A laundry list of sweeping regulatory reform proposals over a four-year period – including delaying “risk-based capital” requirements, a new rule allowing alternative capital and blocking credit unions switching from federal insurance to be eligible for dividends or rebates – has been issued by the NCUA Board, with a 90-day comment period.
The proposals were issued in response to President Donald Trump’s Executive Order 13777, issued Feb. 24, which called on all federal agencies to implement “regulatory reform initiatives and policies to ensure that agencies effectively carry out regulatory reforms.” The order also mandated task forces be created in each agency with a goal of eliminating red tape.
NCUA, as an independent agency, was not covered under the president’s order. However, in a release, NCUA stated that it chose to “voluntarily” comply “with the spirit of the order.” The agency also stated that its regulatory task force was created in March.
All changes outlined in the list of reforms would require NCUA Board approval, the agency also noted.
NCUA is proposing reform of regulations over a four-year period, broken into three tiers. In section III of the report to be published in the Federal Register, the agency outlines 40 regulations that its task force “believes are ripe for reform.”
Among those are recommendations in Tier 1 (first 24 months of the reform plan) are a delay to to risk-based capital, extending the implementation date from Jan. 1, 2019 to sometime in the future (no deadline provided).

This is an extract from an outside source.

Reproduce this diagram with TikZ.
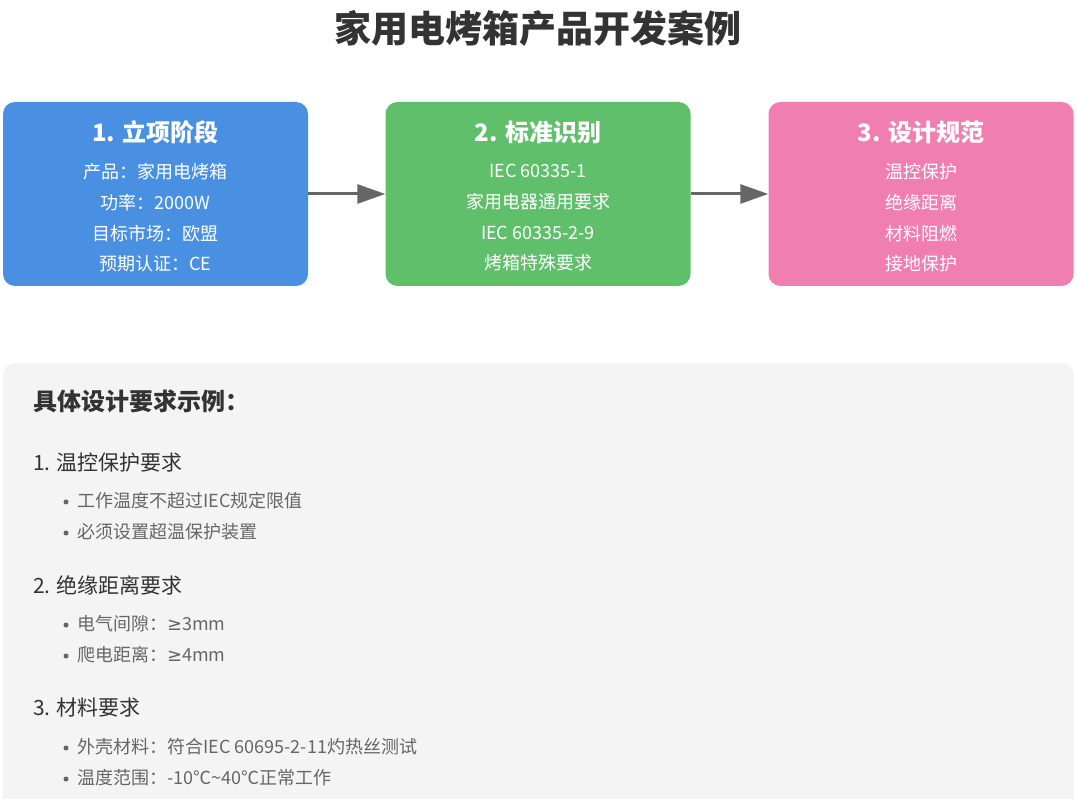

NCUA said doing would avoid the need to “develop call report and system changes while this rule is under review. The agency also said extending the implementation deadline would allow more “closely coincide” changes with the implementation of the new current expected credit loss (CECL) accounting standard, and “consider any changes in risk-based capital standards for community banks currently being considered by the federal banking agencies.” (Also, under Tier 2, the agency is considering changing the definition of “complex credit union,” to narrow the rule’s applicability and allowing credit unions with high net worth ratios to be exempt.)
Also in Tier 1 is a proposal to preclude a credit union that has converted to “another form of insurance” from receiving a subsequently declared NCUSIF dividend. Now, NCUA points out, if credit union terminates insurance before a premium is declared it does not pay the premium — but if it terminates insurance before a dividend is declared (within the same calendar year) it receives the dividend. “This is unfair to credit unions that remain insured,” NCUA writes.
Under Tier 2 (third year of the plan), the plan recommends that the NCUA Board “consider whether to propose a rule on alternative forms of capital federally insured credit unions could use in meeting capital standards.” The plan notes that the board should decide whether to make changes to secondary capital regulations for low-income designated credit unions, then resolve if it should authorize credit unions to issue supplemental capital instruments that would only count towards the risk-based net worth requirement.